In writing the policy, Moss researched those of other municipalities – including Raleigh, which holds 53 road races a year.
“We may never reach that, but we went from zero to two and now three this year.”
Prior arrangements exempt
But a few at Town Hall are concerned the policy may treat some community groups unfairly.
Mayor Ronnie Williams is bothered by a section of the policy that exempts some groups from undergoing the new application process.
Dubbed “community programming partners,” these groups have an existing “contractual agreement and budgeted arrangement” to hold special events, according to the policy.
“It is going to get real fuzzy when we determine who will be grandfathered and who will not,” Williams said.

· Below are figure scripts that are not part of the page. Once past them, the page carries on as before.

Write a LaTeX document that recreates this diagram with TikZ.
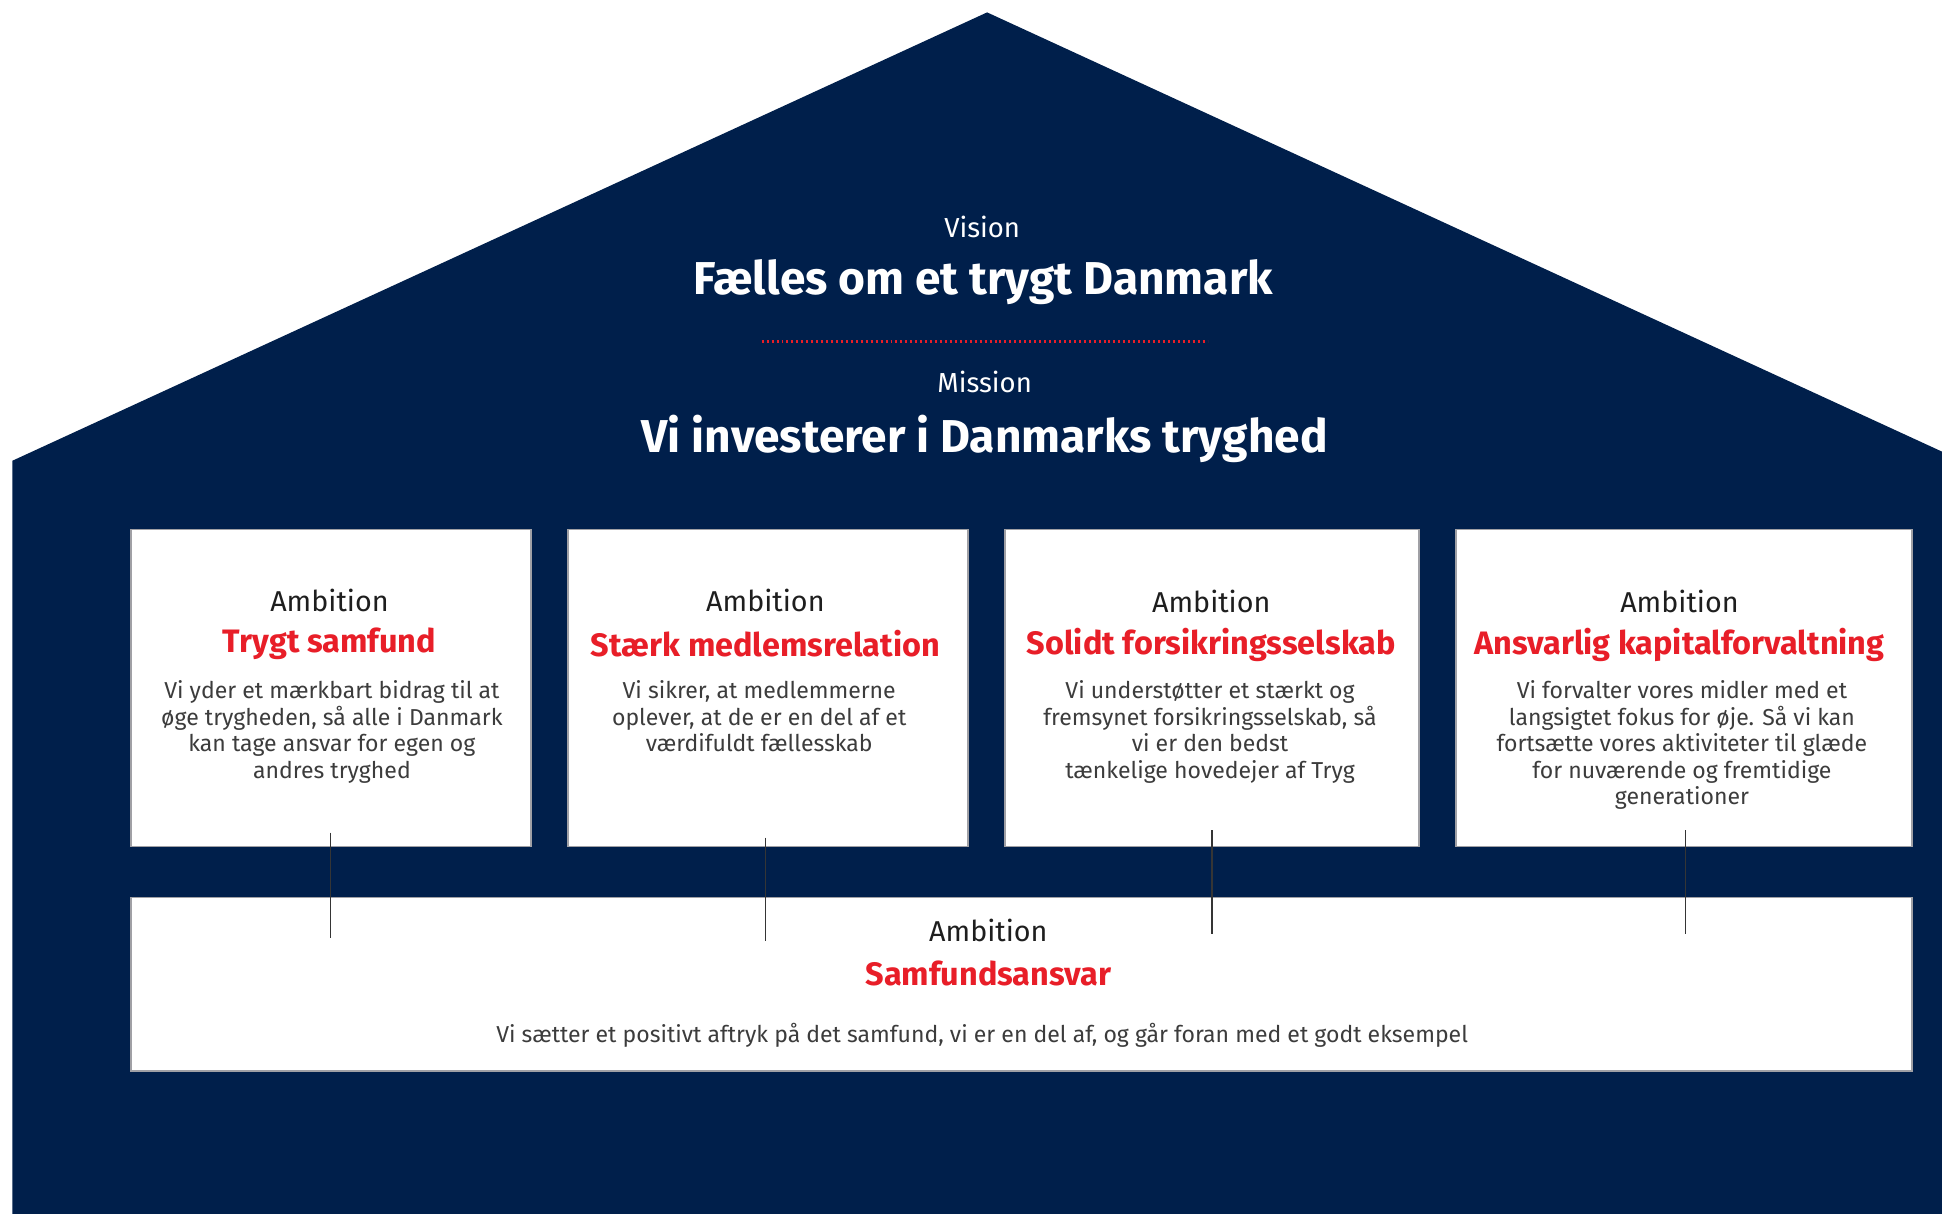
\documentclass[tikz,border=0pt]{standalone}
\usepackage{fontspec}
\setmainfont{Fira Sans}
\definecolor{navy}{RGB}{0,31,75}
\definecolor{tred}{RGB}{232,30,40}
\definecolor{ink}{RGB}{30,30,30}
\definecolor{body}{RGB}{60,60,60}
\definecolor{frame}{RGB}{160,160,165}
\begin{document}
\begin{tikzpicture}[x=0.5pt,y=-0.5pt,
  card/.style={draw=frame,line width=0.6pt,fill=white,inner sep=0pt,anchor=north west},
  lbl/.style={text=ink,inner sep=0pt,font=\fontsize{11.6}{14}\selectfont},
  ttl/.style={text=tred,inner sep=0pt,font=\fontsize{13.1}{16}\selectfont\bfseries},
  txt/.style={text=body,inner sep=0pt,align=center,font=\fontsize{9.3}{10.75}\selectfont},
  head/.style={text=white,inner sep=0pt,font=\fontsize{18.6}{22}\selectfont\bfseries},
  sub/.style={text=white,inner sep=0pt,font=\fontsize{11.1}{13}\selectfont},
  tie/.style={draw=ink!90,line width=0.5pt}]
\useasboundingbox (0,0) rectangle (1568,980);
\begin{scope}
\clip (0,0) rectangle (1568,980);
\fill[navy] (10,990) -- (10,372) -- (797,10) -- (1584,372) -- (1584,990) -- cycle;
\end{scope}
% vision / mission
\node[sub] (vis) at (793,183) {Vision};
\node[head] (visT) at (794,228) {Fælles om et trygt Danmark};
\coordinate (dl) at (615,276);
\coordinate (dr) at (975,276);
\draw[tred,line width=1.1pt,dash pattern=on 0.8pt off 1.2pt] (dl) -- (dr);
\node[sub] (mis) at (795,308) {Mission};
\node[head] (misT) at (795,354) {Vi investerer i Danmarks tryghed};
% cards
\node[card,minimum width=323pt*0.5,minimum height=256pt*0.5] (b1) at (105,427) {};
\node[card,minimum width=323pt*0.5,minimum height=256pt*0.5] (b2) at (458,427) {};
\node[card,minimum width=334pt*0.5,minimum height=256pt*0.5] (b3) at (811,427) {};
\node[card,minimum width=368pt*0.5,minimum height=256pt*0.5] (b4) at (1175,427) {};
\node[card,minimum width=1438pt*0.5,minimum height=140pt*0.5] (b5) at (105,724) {};
% card texts
\node[lbl] (a1) at (266,485) {Ambition};
\node[ttl] (t1) at (266,520) {Trygt samfund};
\node[txt,anchor=north] (d1) at (268,549) {Vi yder et mærkbart bidrag til at\\øge trygheden, så alle i Danmark\\kan tage ansvar for egen og\\andres tryghed};
\node[lbl] (a2) at (618,485) {Ambition};
\node[ttl] (t2) at (618,520) {Stærk medlemsrelation};
\node[txt,anchor=north] (d2) at (613,549) {Vi sikrer, at medlemmerne\\oplever, at de er en del af et\\værdifuldt fællesskab};
\node[lbl] (a3) at (978,486) {Ambition};
\node[ttl] (t3) at (978,521) {Solidt forsikringsselskab};
\node[txt,anchor=north] (d3) at (977,549) {Vi understøtter et stærkt og\\fremsynet forsikringsselskab, så\\vi er den bedst\\tænkelige hovedejer af Tryg};
\node[lbl] (a4) at (1356,486) {Ambition};
\node[ttl] (t4) at (1356,521) {Ansvarlig kapitalforvaltning};
\node[txt,anchor=north] (d4) at (1358,549) {Vi forvalter vores midler med et\\langsigtet fokus for øje. Så vi kan\\fortsætte vores aktiviteter til glæde\\for nuværende og fremtidige\\generationer};
\node[lbl] (a5) at (798,751) {Ambition};
\node[ttl] (t5) at (798,786) {Samfundsansvar};
\node[txt] (d5) at (793,836) {Vi sætter et positivt aftryk på det samfund, vi er en del af, og går foran med et godt eksempel};
% connectors
\draw[tie] ([yshift=6pt]b1.south) -- ([yshift=-16.5pt]b5.north -| b1.south);
\draw[tie] ([xshift=-1pt,yshift=4pt]b2.south) -- ([xshift=-1pt,yshift=-18pt]b5.north -| b2.south);
\draw[tie] ([yshift=7pt]b3.south) -- ([yshift=-15pt]b5.north -| b3.south);
\draw[tie] ([xshift=0.5pt,yshift=7pt]b4.south) -- ([xshift=0.5pt,yshift=-15pt]b5.north -| b4.south);
\end{tikzpicture}
\end{document}
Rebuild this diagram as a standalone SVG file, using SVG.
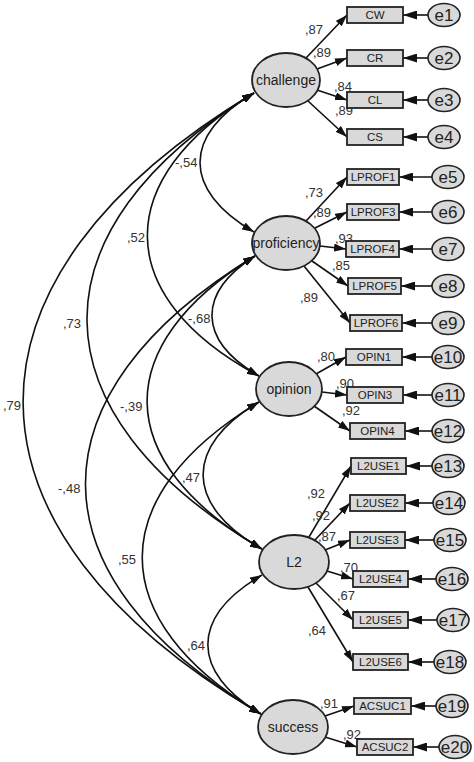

The policy includes a formula for determining the cost of police and town services based on the size of the event and the facilities used – unless a group has a contract with the town.
“The policy is not going to apply to them if [those services] are part of a contract,” Moss said. “If they have an arrangement on the cost of that facility or what they pay for its use then there is no need to apply this policy to them because we’ve already covered everything related to that in their contract.”
Williams doubts that will sit well with groups who don’t have prior agreements; he thinks it is unfair.
“If one group can partner with the town, it is the town’s obligation to partner with everybody,” Williams said.
As of press time, town officials could not provide complete information on the number of agencies and groups considered community programming partners under the new policy. Staff is compiling the list of exempted groups for the Council to review before the policy goes into effect July 1.
The Town Council unanimously approved the policy, though it had not been shown to any outside organizations.
“When they see it, I have a suspicion that people will have questions about equal treatment,” said Williams, who does not vote.
Watkins denied that the policy is an example of grandfathering – a term he says has negative connotations.
Groups will be exempt from the policy only as long as they continue providing the programs they’ve offered in the past, he said.
“As long as you’re in your current line of business, you’re exempt. If you step outside that, you may not be.”